3. **Putting it all together:**
Since the series converges when the signs alternate, but it doesn't converge when all signs are positive (meaning it's not "absolutely convergent"), we say it's **conditionally convergent**. It converges only under the "condition" that the signs keep flipping.

Alternative answer

Answer: B. The series converges conditionally. Explain
This is a question about figuring out if a series of numbers adds up to a specific value, or if it keeps growing endlessly. We check if it converges absolutely (if it converges even when all terms are positive) or conditionally (if it only converges because of the alternating signs). . The solving step is:

First, let's look at the pattern of the numbers in the series:
$$\dfrac {1}{2}-\dfrac {2}{5}+\dfrac {3}{10}-\dfrac {4}{17}+\cdots $$
We can see the numerators are just 1, 2, 3, 4, ... which is 'n'.
For the denominators:
For n=1, the denominator is 2. (1^2 + 1 = 2)
For n=2, the denominator is 5. (2^2 + 1 = 5)
For n=3, the denominator is 10. (3^2 + 1 = 10)
For n=4, the denominator is 17. (4^2 + 1 = 17)
So, the denominator for the 'n'th term is `n^2 + 1`.
The series also has alternating signs: plus, minus, plus, minus... So, the general term looks like $(-1)^{n+1} \dfrac{n}{n^2+1}$.

**Step 1: Check for Absolute Convergence**
This means we imagine all the signs are positive, and we look at the series:
$$\dfrac {1}{2}+\dfrac {2}{5}+\dfrac {3}{10}+\dfrac {4}{17}+\cdots = \sum_{n=1}^{\infty} \dfrac{n}{n^2+1}$$
Let's see if this series adds up to a finite number.
When 'n' gets really, really big, the `+1` in `n^2+1` doesn't make much difference, so `n^2+1` is almost like `n^2`.
This means $\dfrac{n}{n^2+1}$ is very similar to $\dfrac{n}{n^2}$, which simplifies to $\dfrac{1}{n}$.
We know that if we add up $\dfrac{1}{1}+\dfrac{1}{2}+\dfrac{1}{3}+\dfrac{1}{4}+\cdots$ (this is called the harmonic series), it never stops growing; it goes to infinity.
Since our series $\sum_{n=1}^{\infty} \dfrac{n}{n^2+1}$ behaves very similarly to the harmonic series (its terms are positive and approximately $1/n$ for large n), it also goes to infinity.
So, the series is **NOT absolutely convergent**.

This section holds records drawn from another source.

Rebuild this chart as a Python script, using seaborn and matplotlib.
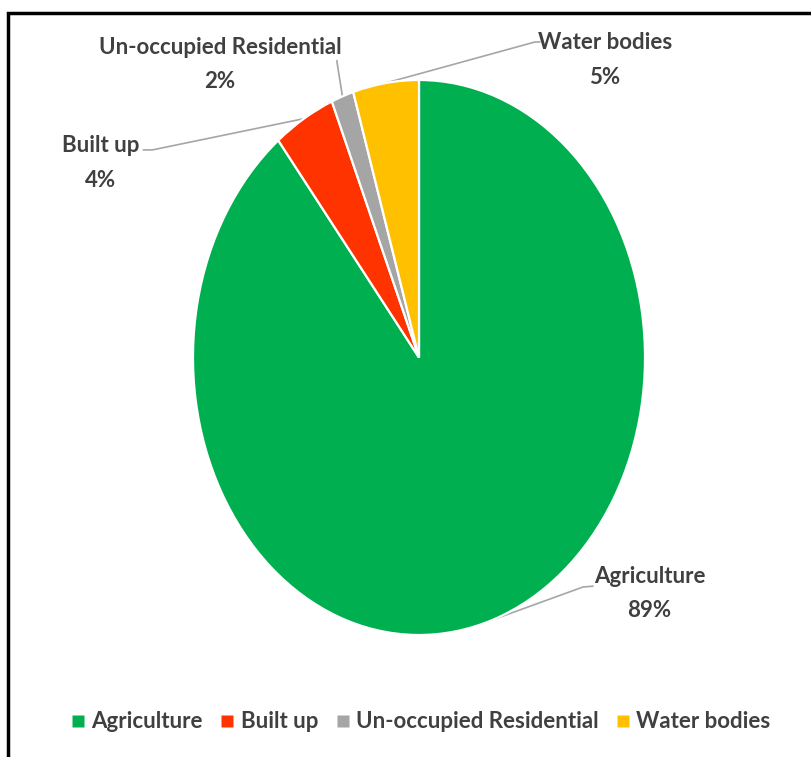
#!/usr/bin/env python3
"""Land-use share pie chart (Agriculture, Built up, Un-occupied Residential, Water bodies)."""

import numpy as np
import matplotlib

matplotlib.use("Agg")

import matplotlib.pyplot as plt
from matplotlib.patches import Rectangle
from matplotlib.lines import Line2D
import seaborn as sns


CATEGORIES = ["Agriculture", "Built up", "Un-occupied Residential", "Water bodies"]
SHARES = [89.3, 4.4, 1.6, 4.7]
PCT_LABELS = ["89%", "4%", "2%", "5%"]
COLORS = ["#00B050", "#FF3300", "#A5A5A5", "#FFC000"]

# label block centres and leader-line elbows, in pie data units (radius = 1)
LABEL_POS = [(1.02, -0.85), (-1.41, 0.70), (-0.88, 1.056), (0.823, 1.072)]
ELBOW_POS = [[(0.77, -0.824), (0.726, -0.827)],
             [(-1.22, 0.748), (-1.18, 0.748)],
             [(-0.363, 1.07), (-0.363, 1.065)],
             [(0.535, 1.137), (0.513, 1.137)]]

TEXT_COLOR = "#404040"
FONT = ["Lato", "DejaVu Sans"]
OUTPUT_PATH = "out.png"


def main() -> None:
    sns.set_theme(style="white")
    plt.rcParams["font.family"] = FONT

    W, H = 812, 757
    fig = plt.figure(figsize=(W / 100, H / 100), dpi=100)
    ax = fig.add_axes([193 / W, (H - 635) / H, 452 / W, 555 / H])

    wedges, _ = ax.pie(
        SHARES,
        colors=COLORS,
        startangle=90,
        counterclock=False,
        wedgeprops=dict(edgecolor="white", linewidth=1.6),
    )
    ax.set_aspect("auto")
    ax.set_xlim(-1, 1)
    ax.set_ylim(-1, 1)
    ax.axis("off")

    for wedge, name, pct, pos, elbow in zip(wedges, CATEGORIES, PCT_LABELS, LABEL_POS, ELBOW_POS):
        mid = np.deg2rad((wedge.theta1 + wedge.theta2) / 2)
        anchor = (np.cos(mid), np.sin(mid))
        xs = [elbow[0][0], elbow[1][0], anchor[0]]
        ys = [elbow[0][1], elbow[1][1], anchor[1]]
        ax.plot(xs, ys, color="#A6A6A6", linewidth=1.2, clip_on=False, zorder=0)
        ax.text(pos[0], pos[1], f"{name}\n{pct}", ha="center", va="center",
                fontsize=16, fontweight="bold", color=TEXT_COLOR,
                linespacing=1.8, clip_on=False)

    handles = [
        Line2D([0], [0], marker="s", color="none", markerfacecolor=c,
               markeredgecolor="none", markersize=9, label=lab)
        for c, lab in zip(COLORS, CATEGORIES)
    ]
    leg = fig.legend(
        handles=handles, loc="center", bbox_to_anchor=(421 / W, (H - 722) / H),
        ncol=4, frameon=False, handlelength=0.6, handletextpad=0.3,
        columnspacing=0.8, prop=dict(family=FONT, size=16, weight="bold"),
    )
    for t in leg.get_texts():
        t.set_color(TEXT_COLOR)

    fig.add_artist(Rectangle((8 / W, -0.1), 1.2, (H - 13) / H + 0.1,
                             transform=fig.transFigure, fill=False,
                             edgecolor="black", linewidth=2.5))

    fig.savefig(OUTPUT_PATH, dpi=100)
    plt.close(fig)


if __name__ == "__main__":
    main()
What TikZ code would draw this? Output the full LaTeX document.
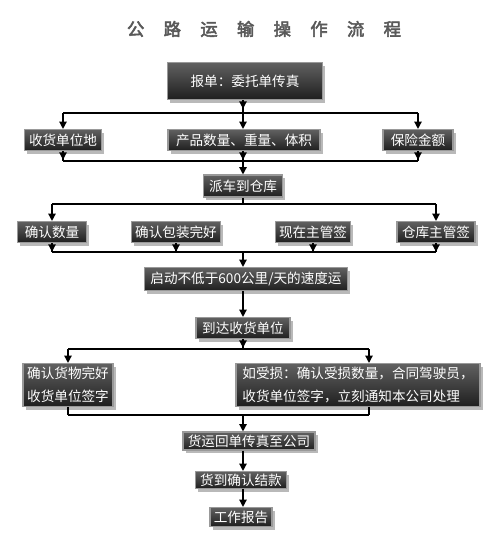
\documentclass[tikz,border=0pt]{standalone}
\usepackage{fontspec}
\newfontfamily\cjk{Noto Sans CJK SC}
\newfontfamily\cjkbold[FakeBold=3]{Noto Sans CJK SC}
\usetikzlibrary{arrows.meta,shadows,decorations.markings}

\tikzset{
  box/.style={draw=black!40, line width=0.8pt, top color=black!62, bottom color=black!88,
    text=white, font=\cjk\fontsize{10.2}{17}\selectfont, inner sep=0pt, align=left,
    drop shadow={shadow xshift=2.2pt, shadow yshift=-2.6pt, fill=black!50, opacity=0.55}},
  sz/.style 2 args={minimum width=#1*0.75pt, minimum height=#2*0.75pt},
  line/.style={line width=1pt, black},
  arr/.style={line, -{Triangle[length=5.5pt,width=5.5pt]}},
  tipstart/.style={line, postaction={decorate}, decoration={markings,
    mark=at position 6.5pt with {\arrow{Triangle[length=5.5pt,width=5.5pt]}}}},
  title/.style={font=\cjkbold\fontsize{13}{15}\selectfont, text=black!65}
}
\newcommand{\tsp}{\hspace{14.5pt}}

\begin{document}
\begin{tikzpicture}[x=0.75pt,y=-0.75pt]
  \useasboundingbox (0,0) rectangle (500,553);
  \node[title] (ttl) at (264,29) {公\tsp 路\tsp 运\tsp 输\tsp 操\tsp 作\tsp 流\tsp 程};

  % boxes
  \node[box, sz={155}{37}] (bao) at (245,81) {报单：委托单传真};
  \node[box, sz={77}{21}] (shou) at (63,140) {收货单位地};
  \node[box, sz={152}{21}] (chan) at (244,140) {产品数量、重量、体积};
  \node[box, sz={70}{21}] (bx) at (418,140) {保险金额};
  \node[box, sz={79}{22}] (pai) at (243,186) {派车到仓库};
  \node[box, sz={69}{21}] (q1) at (52,232) {确认数量};
  \node[box, sz={89}{21}] (q2) at (176,232) {确认包装完好};
  \node[box, sz={75}{21}] (xz) at (313,232) {现在主管签};
  \node[box, sz={78}{21}] (ck) at (436,232) {仓库主管签};
  \node[box, sz={203}{23}] (qd) at (246,279) {启动不低于600公里/天的速度运};
  \node[box, sz={94}{21}] (dd) at (243,328) {到达收货单位};
  \node[box, sz={90}{43}] (hl) at (68,385) {确认货物完好\\收货单位签字};
  \node[box, sz={244}{43}] (hr) at (358,385) {如受损：确认受损数量，合同驾驶员，\\收货单位签字，立刻通知本公司处理};
  \node[box, sz={132}{18}] (hy) at (249,441) {货运回单传真至公司};
  \node[box, sz={91}{17}] (hd) at (241,480) {货到确认结款};
  \node[box, sz={62}{19}] (gz) at (241,517) {工作报告};

  % bus points
  \coordinate (ax) at (243,0);
  \coordinate (rx) at (369,0);
  \coordinate (b1) at (243,113);
  \coordinate (b2) at (243,161);
  \coordinate (b3) at (243,204);
  \coordinate (b4) at (243,252);
  \coordinate (b5) at (243,349);
  \coordinate (b6) at (243,415);

  % first split
  \draw[tipstart] (bao.south -| b1) -- (b1);
  \draw[line] (shou |- b1) -- (bx |- b1);
  \draw[arr] (shou |- b1) -- (shou.north);
  \draw[arr] (b1) -- (b1 |- chan.north);
  \draw[arr] (bx |- b1) -- (bx.north);
  \foreach \n in {shou,bx}
    \draw[tipstart] (\n.south) -- (\n |- b2);
  \draw[tipstart] (b2 |- chan.south) -- (b2);
  \draw[line] (shou |- b2) -- (bx |- b2);
  \draw[arr] (b2) -- (b2 |- pai.north);

  % warehouse checks
  \draw[tipstart] (pai.south -| b3) -- (b3);
  \draw[line] (q1 |- b3) -- (ck |- b3);
  \draw[arr] (q1 |- b3) -- (q1.north);
  \draw[arr] (ck |- b3) -- (ck.north);
  \foreach \n in {q1,q2,xz,ck}
    \draw[tipstart] (\n.south) -- (\n |- b4);
  \draw[line] (q1 |- b4) -- (ck |- b4);
  \draw[arr] (b4) -- (b4 |- qd.north);
  \draw[arr] (ax |- qd.south) -- (ax |- dd.north);

  % arrival
  \draw[tipstart] (dd.south -| b5) -- (b5);
  \draw[line] (hl |- b5) -- (rx |- b5);
  \draw[arr] (hl |- b5) -- (hl.north);
  \draw[arr] (rx |- b5) -- (rx |- hr.north);
  \draw[tipstart] (hl.south) -- (hl |- b6);
  \draw[tipstart] (rx |- hr.south) -- (rx |- b6);
  \draw[line] (hl |- b6) -- (rx |- b6);
  \draw[arr] (b6) -- (b6 |- hy.north);
  \draw[arr] (ax |- hy.south) -- (ax |- hd.north);
  \draw[arr] (ax |- hd.south) -- (ax |- gz.north);
\end{tikzpicture}
\end{document}
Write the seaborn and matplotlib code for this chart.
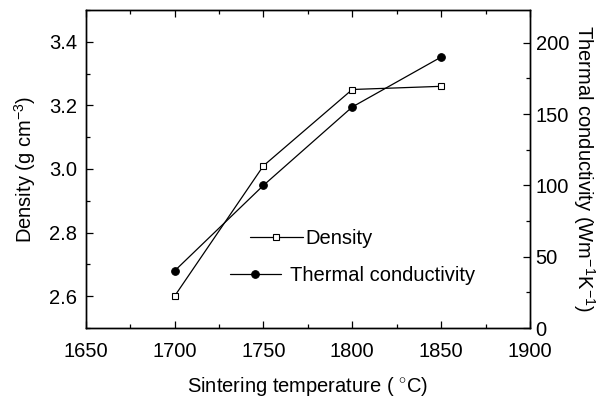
import pandas as pd
import numpy as np

import seaborn as sns
import matplotlib.pyplot as plt
from matplotlib.ticker import MultipleLocator

sns.set_style("ticks", rc={"text.color": "black", "axes.labelcolor": "black",
                           "xtick.color": "black", "ytick.color": "black",
                           "axes.edgecolor": "black"})
plt.rcParams["font.family"] = ["Liberation Sans", "DejaVu Sans"]
plt.rcParams["mathtext.fontset"] = "custom"
plt.rcParams["mathtext.rm"] = "Liberation Sans"
plt.rcParams["mathtext.it"] = "Liberation Sans:italic"

DPI = 100
FIGSIZE = (6.12, 4.0)
FS = 14.5

temperature = [1700, 1750, 1800, 1850]
density = [2.60, 3.01, 3.25, 3.26]
conductivity = [40, 100, 155, 190]

df = pd.DataFrame({"temp": temperature, "density": density, "k": conductivity})

fig, ax = plt.subplots(figsize=FIGSIZE, dpi=DPI)
fig.subplots_adjust(left=0.14, right=0.866, top=0.975, bottom=0.18)
ax2 = ax.twinx()

sns.lineplot(data=df, x="temp", y="density", ax=ax, color="black", lw=0.9,
             marker="s", markersize=4.5, markerfacecolor="white",
             markeredgecolor="black", markeredgewidth=0.8)
sns.lineplot(data=df, x="temp", y="k", ax=ax2, color="black", lw=0.9,
             marker="o", markersize=5.5, markerfacecolor="black",
             markeredgecolor="black")

ax.set_xlim(1650, 1900)
ax.set_ylim(2.5, 3.5)
ax2.set_ylim(0, 223)
ax.xaxis.set_major_locator(MultipleLocator(50))
ax.xaxis.set_minor_locator(MultipleLocator(25))
ax.set_yticks([2.6, 2.8, 3.0, 3.2, 3.4])
ax.yaxis.set_minor_locator(MultipleLocator(0.1))
ax2.yaxis.set_major_locator(MultipleLocator(50))
ax2.yaxis.set_minor_locator(MultipleLocator(25))

ax.tick_params(axis="x", which="both", direction="in", top=True, labelsize=FS, pad=10)
ax.tick_params(axis="y", which="both", direction="in", labelsize=FS, pad=6)
ax2.tick_params(axis="y", which="both", direction="in", labelsize=FS, pad=4)
for a in (ax, ax2):
    a.tick_params(which="major", length=5, width=0.9)
    a.tick_params(which="minor", length=3, width=0.9)
    for s in a.spines.values():
        s.set_linewidth(1.0)

ax.set_xlabel("Sintering temperature ( $^{\\circ}$C)", fontsize=FS, labelpad=10)
ax.set_ylabel("Density (g cm$^{-3}$)", fontsize=FS, labelpad=8)
ax2.set_ylabel("Thermal conductivity (Wm$^{-1}$K$^{-1}$)", fontsize=FS,
               rotation=270, labelpad=20)

h1 = ax.get_lines()[0]
h2 = ax2.get_lines()[0]
ax.legend([h1], ["Density"], loc="center left", bbox_to_anchor=(0.369, 0.28),
          frameon=False, fontsize=FS, handlelength=2.65, handletextpad=0.1,
          borderaxespad=0, borderpad=0)
ax2.legend([h2], ["Thermal conductivity"], loc="center left",
           bbox_to_anchor=(0.324, 0.164), frameon=False, fontsize=FS,
           handlelength=2.55, handletextpad=0.45, borderaxespad=0, borderpad=0)

fig.savefig("out.png", dpi=DPI)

**Step 2: Check for Conditional Convergence**
Now we bring back the alternating signs. We use a special test for alternating series! For an alternating series to converge, three things need to happen:
1. The terms (ignoring the signs) must all be positive. In our case, $b_n = \dfrac{n}{n^2+1}$. Since 'n' is always positive, and `n^2+1` is always positive, $b_n$ is always positive. (Checked!)
2. The terms must be getting smaller and smaller. Let's look:
$1/2 = 0.5$
$2/5 = 0.4$ (smaller)
$3/10 = 0.3$ (smaller)
$4/17 \approx 0.235$ (smaller)
Indeed, the terms are decreasing. As 'n' gets bigger, the fraction $\dfrac{n}{n^2+1}$ generally gets smaller. (Checked!)
3. The terms must eventually go to zero. As 'n' gets really, really big, we found that $\dfrac{n}{n^2+1}$ is similar to $\dfrac{1}{n}$. And as 'n' gets infinitely big, $\dfrac{1}{n}$ gets infinitely close to zero. (Checked!)

Since all three conditions are met, the original alternating series $\dfrac {1}{2}-\dfrac {2}{5}+\dfrac {3}{10}-\dfrac {4}{17}+\cdots$ converges!

**Step 3: Conclusion**
The series converges when the signs alternate, but it doesn't converge when all the signs are positive. This means it's **conditionally convergent**.